Evaluation of Proxy Statement Claims
The court examined each of Kauder's claims regarding the alleged deficiencies in the proxy statement. It considered the assertion that certain candidates were not "good faith" candidates, particularly focusing on Ralph R. Lounsbury and Thomas A. Terry. The court found that Lounsbury's withdrawal as a candidate was not definitive, as he later expressed his intent to remain a candidate, and there was no compelling evidence that Terry's resignation was known to United at the time of the proxy solicitation. Furthermore, the court noted that Kauder's claim of undisclosed "deals and understandings" between directors lacked substantiation, as the only evidence presented was insufficient and contradicted by affidavits from United's president.
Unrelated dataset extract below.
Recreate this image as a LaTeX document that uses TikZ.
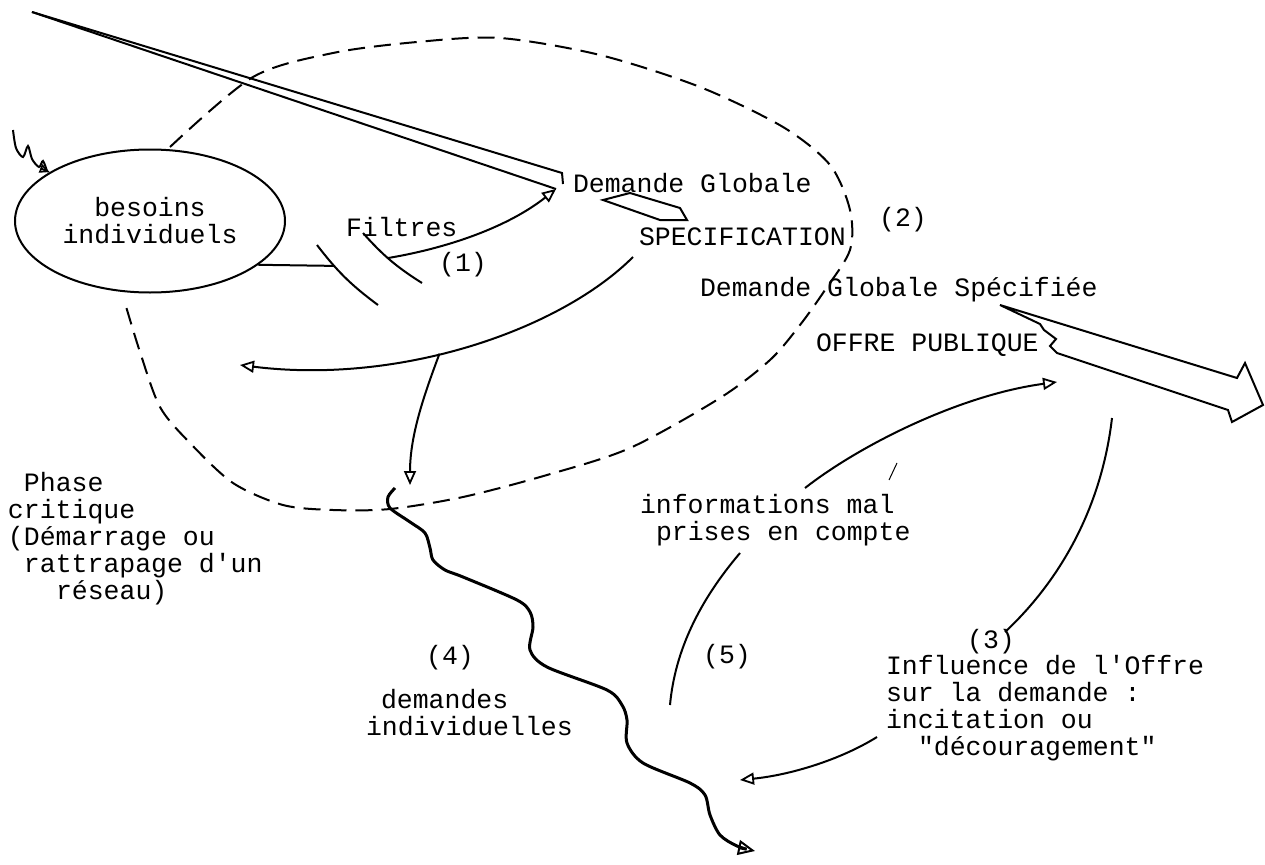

Overall, the court determined that Kauder had not shown that the proxy statement was misleading or that it failed to disclose material facts.
Role of the SEC
Another critical aspect of the court's reasoning involved the lack of action from the Securities and Exchange Commission (SEC) regarding the alleged violations. The court highlighted that the SEC had been notified of Kauder's claims but had not intervened or indicated a need for corrective action. This absence of action suggested to the court that the SEC did not view the issues as significant violations warranting immediate attention. The court interpreted the SEC's position as lending weight to the conclusion that the proxy materials were likely compliant with regulations. This consideration reinforced the court's determination to deny the injunction, as it indicated that regulatory oversight did not support the plaintiff's claims of impropriety.
Balancing of Equities
The court also engaged in a balancing of equities, which is a traditional consideration in injunction cases. It noted that even if the annual meeting were postponed, the same directors would likely remain in control, minimizing the potential impact of an injunction on the plaintiff. The court recognized that issuing a preliminary injunction could lead to misunderstandings among stockholders, potentially suggesting that management had committed wrongdoing, even though this was not a determination of the merits. This weighing of potential harms led the court to conclude that the risks and implications of granting the injunction outweighed the possible harm to Kauder if the meeting proceeded as scheduled. Thus, the court found that the equities did not favor the issuance of a preliminary injunction.
Final Decision
In conclusion, the court ruled to deny the motion for a preliminary injunction based on the insufficient evidence presented by the plaintiff. The court's findings indicated that Kauder failed to demonstrate clear violations of the Securities Exchange Act of 1934 or its related rules. Moreover, the court reasoned that the absence of SEC action and the balancing of equities further supported its decision. Consequently, the court emphasized that the request for a preliminary injunction was unwarranted under the circumstances, leading to a final determination that allowed the annual meeting to proceed as planned. This outcome underscored the importance of clear evidentiary support in claims involving proxy solicitations and corporate governance matters.